Asian American theater director

Lily Tung Crystal is a Chinese American actor, singer and theater director known for her leadership in Asian American theater.

== Early life and education ==
Tung Crystal is a Chinese American native of South Bay, Los Angeles. She studied at the American Conservatory Theater’s Studio Program, Cornell University, where she earned a degree in English, and the Columbia University School of the Arts.

== Career ==
During the 1990s, Tung Crystal worked as a freelance journalist in Shanghai, contributing arts and culture coverage to publications and outlets such as The New York Times, The Wall Street Journal, NBC News, and Public Radio International’s The World. She also launched Shanghai Talk, the city's first English-language magazine. While in China, she acted on stage, including as Amanda in Noël Coward’s Private Lives, and sang in the blues band Hot Tofu.

After returning to the United States, Tung Crystal worked in television and film, producing nonfiction programming for the Discovery Channel and appearing in the 2015 film Steve Jobs, while also obtaining certification as a leadership coach from the Hudson Institute and remaining active in theater.

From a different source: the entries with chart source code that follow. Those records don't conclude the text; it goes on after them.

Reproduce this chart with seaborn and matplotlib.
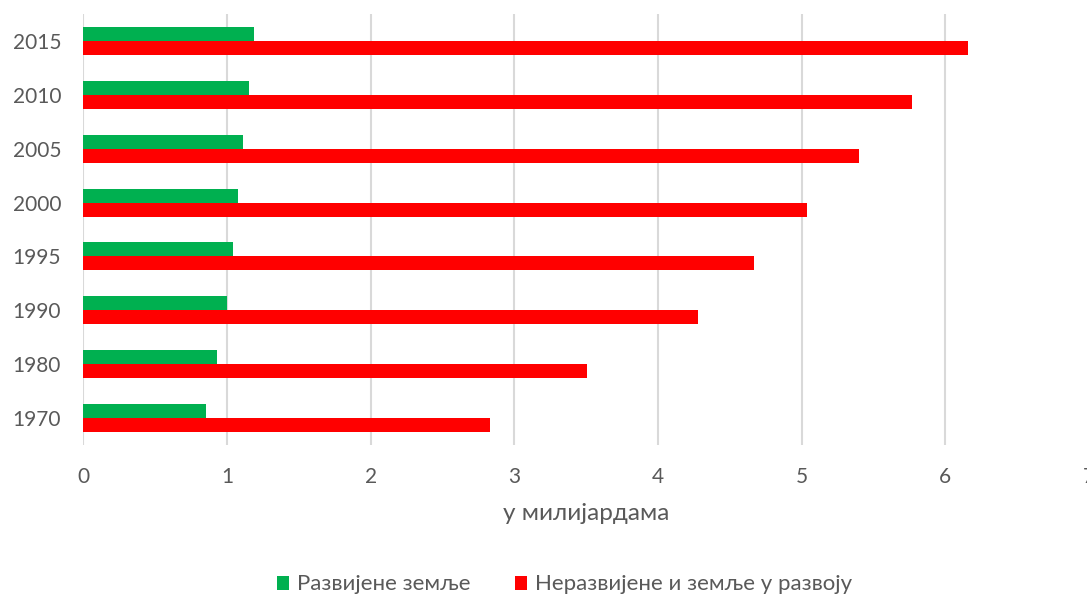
import matplotlib
matplotlib.use("Agg")
import matplotlib.pyplot as plt
from matplotlib.patches import Patch
import seaborn as sns
import pandas as pd

# Population, in billions, by year
years = ["2015", "2010", "2005", "2000", "1995", "1990", "1980", "1970"]
developed = [1.186, 1.153, 1.111, 1.074, 1.042, 1.002, 0.933, 0.852]
developing = [6.16, 5.77, 5.40, 5.04, 4.667, 4.28, 3.505, 2.832]
series_names = ["Развијене земље", "Неразвијене и земље у развоју"]
series_colors = ["#00B050", "#FF0000"]
x_ticks = [0, 1, 2, 3, 4, 5, 6, 7]
x_label = "у милијардама"

df = pd.DataFrame({
    "year": years * 2,
    "value": developed + developing,
    "group": [series_names[0]] * len(years) + [series_names[1]] * len(years),
})

sns.set_theme(style="white")
plt.rcParams["font.family"] = ["Lato", "DejaVu Sans"]

fig = plt.figure(figsize=(10.87, 5.94), dpi=100)
ax = fig.add_axes([0.0766, 0.2508, 0.9252, 0.7256])

sns.barplot(
    data=df, x="value", y="year", hue="group",
    order=years, hue_order=series_names,
    palette=series_colors, orient="h", width=0.52,
    saturation=1, linewidth=0, legend=False, ax=ax,
)

ax.set_xlim(0, 7)
ax.set_xticks(x_ticks)
ax.set_xticklabels([str(t) for t in x_ticks])
ax.grid(axis="x", color="#D9D9D9", linewidth=1.5)
ax.grid(axis="y", visible=False)
ax.set_axisbelow(True)
for s in ax.spines.values():
    s.set_visible(False)
ax.tick_params(axis="both", length=0, labelsize=15, colors="#595959")
ax.tick_params(axis="x", pad=16)
ax.tick_params(axis="y", pad=16)
ax.set_ylabel("")
ax.set_xlabel(x_label, fontsize=17.5, color="#595959", labelpad=11)

handles = [Patch(facecolor=c, edgecolor="none") for c in series_colors]
fig.legend(
    handles, series_names, loc="center", bbox_to_anchor=(564.5 / 1087, 1 - 584.5 / 594),
    ncol=2, frameon=False, fontsize=16, handlelength=0.54, handleheight=0.6,
    handletextpad=0.36, columnspacing=2.0, labelcolor="#595959",
)

fig.savefig("out.png", dpi=100)
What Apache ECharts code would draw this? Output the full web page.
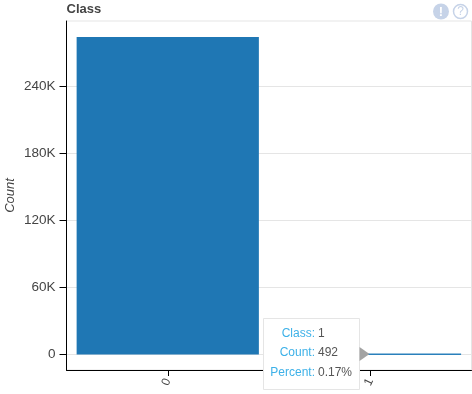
<!DOCTYPE html>
<html><head><meta charset="utf-8">
<style>html,body{margin:0;padding:0;background:#fff}#c{width:472px;height:394px}</style>
<script src="https://cdn.jsdelivr.net/npm/echarts@6/dist/echarts.min.js"></script>
</head><body><div id="c"></div>
<script>
const categories = ['0', '1'];
const counts = [284315, 492];
const yTicks = [0, 60000, 120000, 180000, 240000];
const tooltipKeys = ['Class:', 'Count:', 'Percent:'];
const tooltipVals = ['1', '492', '0.17%'];
const font = '"Liberation Sans", Helvetica, Arial, sans-serif';
const chart = echarts.init(document.getElementById('c'), null, {renderer: 'canvas'});
const rows = [];
tooltipKeys.forEach((k, i) => {
  rows.push({type: 'text', z: 101, x: 315, y: 333.5 + i * 19.5, style: {text: k, fill: '#3db1e8', font: '12px ' + font, align: 'right', verticalAlign: 'middle'}});
  rows.push({type: 'text', z: 101, x: 318, y: 333.5 + i * 19.5, style: {text: tooltipVals[i], fill: '#555', font: '12px ' + font, align: 'left', verticalAlign: 'middle'}});
});
chart.setOption({
  animation: false,
  backgroundColor: '#fff',
  title: {text: 'Class', left: 66.5, top: 3, padding: 0, textStyle: {fontFamily: font, fontSize: 13, fontWeight: 'bold', color: '#444'}},
  grid: {left: 66.5, right: 0.5, top: 21, bottom: 24, outerBoundsMode: 'none', containLabel: false, show: true, borderColor: '#e5e5e5', borderWidth: 1, backgroundColor: 'transparent'},
  xAxis: {
    type: 'category', data: categories,
    axisLine: {lineStyle: {color: '#000', width: 1}, onZero: false},
    axisTick: {show: true, alignWithLabel: true, length: 6, inside: false, lineStyle: {color: '#000'}},
    axisLabel: {rotate: 65, margin: 9, fontFamily: font, fontSize: 12, color: '#444'},
    splitLine: {show: false}
  },
  yAxis: {
    type: 'value', min: -13900, max: 298700,
    name: 'Count', nameLocation: 'middle', nameGap: 50, nameMoveOverlap: false,
    nameTextStyle: {fontFamily: font, fontSize: 13, fontStyle: 'italic', color: '#444'},
    axisLine: {show: true, lineStyle: {color: '#000'}},
    axisTick: {show: true, length: 7, customValues: yTicks, lineStyle: {color: '#000'}},
    axisLabel: {customValues: yTicks, margin: 11, fontFamily: font, fontSize: 13.5, color: '#444',
      formatter: v => v === 0 ? '0' : (v / 1000) + 'K'},
    splitLine: {show: true, lineStyle: {color: '#e5e5e5'}}
  },
  series: [{
    type: 'bar', barWidth: '90%',
    data: counts.map((v, i) => i === 1 ? {value: v, itemStyle: {borderColor: '#2a80bb', borderWidth: 1.5}} : v),
    itemStyle: {color: '#1f77b4'}
  }],
  graphic: [
    {type: 'rect', z: 100, shape: {x: 263.5, y: 318.5, width: 96, height: 71}, style: {fill: '#fff', stroke: '#e5e5e5', lineWidth: 1}},
    {type: 'polygon', z: 100, shape: {points: [[359.5, 347], [369.5, 354], [359.5, 361]]}, style: {fill: '#a3a3a3'}},
    ...rows,
    {type: 'circle', z: 100, shape: {cx: 441, cy: 11.5, r: 8}, style: {fill: '#c6d3e8'}},
    {type: 'text', z: 101, x: 441, y: 12, style: {text: '!', fill: '#fff', font: 'bold 13px ' + font, align: 'center', verticalAlign: 'middle'}},
    {type: 'circle', z: 100, shape: {cx: 460.5, cy: 11.5, r: 7}, style: {fill: '#fff', stroke: '#c6d3e8', lineWidth: 1.5}},
    {type: 'text', z: 101, x: 460.5, y: 12, style: {text: '?', fill: '#c6d3e8', font: '12px ' + font, align: 'center', verticalAlign: 'middle'}}
  ]
});
</script></body></html>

Tung Crystal was a 2009 Theatre Bay Area Titan Award recipient, which led to the development of the Bay Area Asian American Actors Collective and, in 2010, to her co-founding the Ferocious Lotus Theater Company in the San Francisco Bay Area with actor Leon Goertzen; she served as its co-founding artistic director until Goertzen stepped down to serve as a casting director, after which Crystal was the only founding artistic director left.

In 2016, Tung Crystal was named to the YBCA 100, an annual list by the Yerba Buena Center for the Arts recognizing 100 people, organizations, and movements using arts and culture as a catalyst for change. From 2019 through to the 2024–2025 season, she was the artistic director of Theater Mu in Minneapolis-Saint Paul, serving in the company's first female co-leadership team alongside managing director Anh Thu T. Pham. In her role, she expanded the company's focus beyond Chinese American narratives to include more Southeast Asian, South Asian, and Southwest Asian American stories and artists. Under their joint leadership, the theater's budget grew from $650,000 to $1.3 million, and a fellowship program was established to nurture Asian American talent both onstage and backstage.

In 2024, Tung Crystal returned to Los Angeles to become artistic director of East West Players, the nation's oldest and largest Asian American theater company, ahead of its 60th anniversary season. She succeeded Snehal Desai, who left in 2023 to lead the Center Theatre Group, and joined managing director Eugene J. Hutchins in the company's newly implemented co-leadership model. Tung Crystal is the second woman to serve as artistic director in the company's history, following Nobu McCarthy’s tenure from 1989 to 1993.

== Personal life ==
Tung Crystal is married to musician Eric Crystal, a saxophonist and multi-instrumentalist for Boz Scaggs. The couple has one son.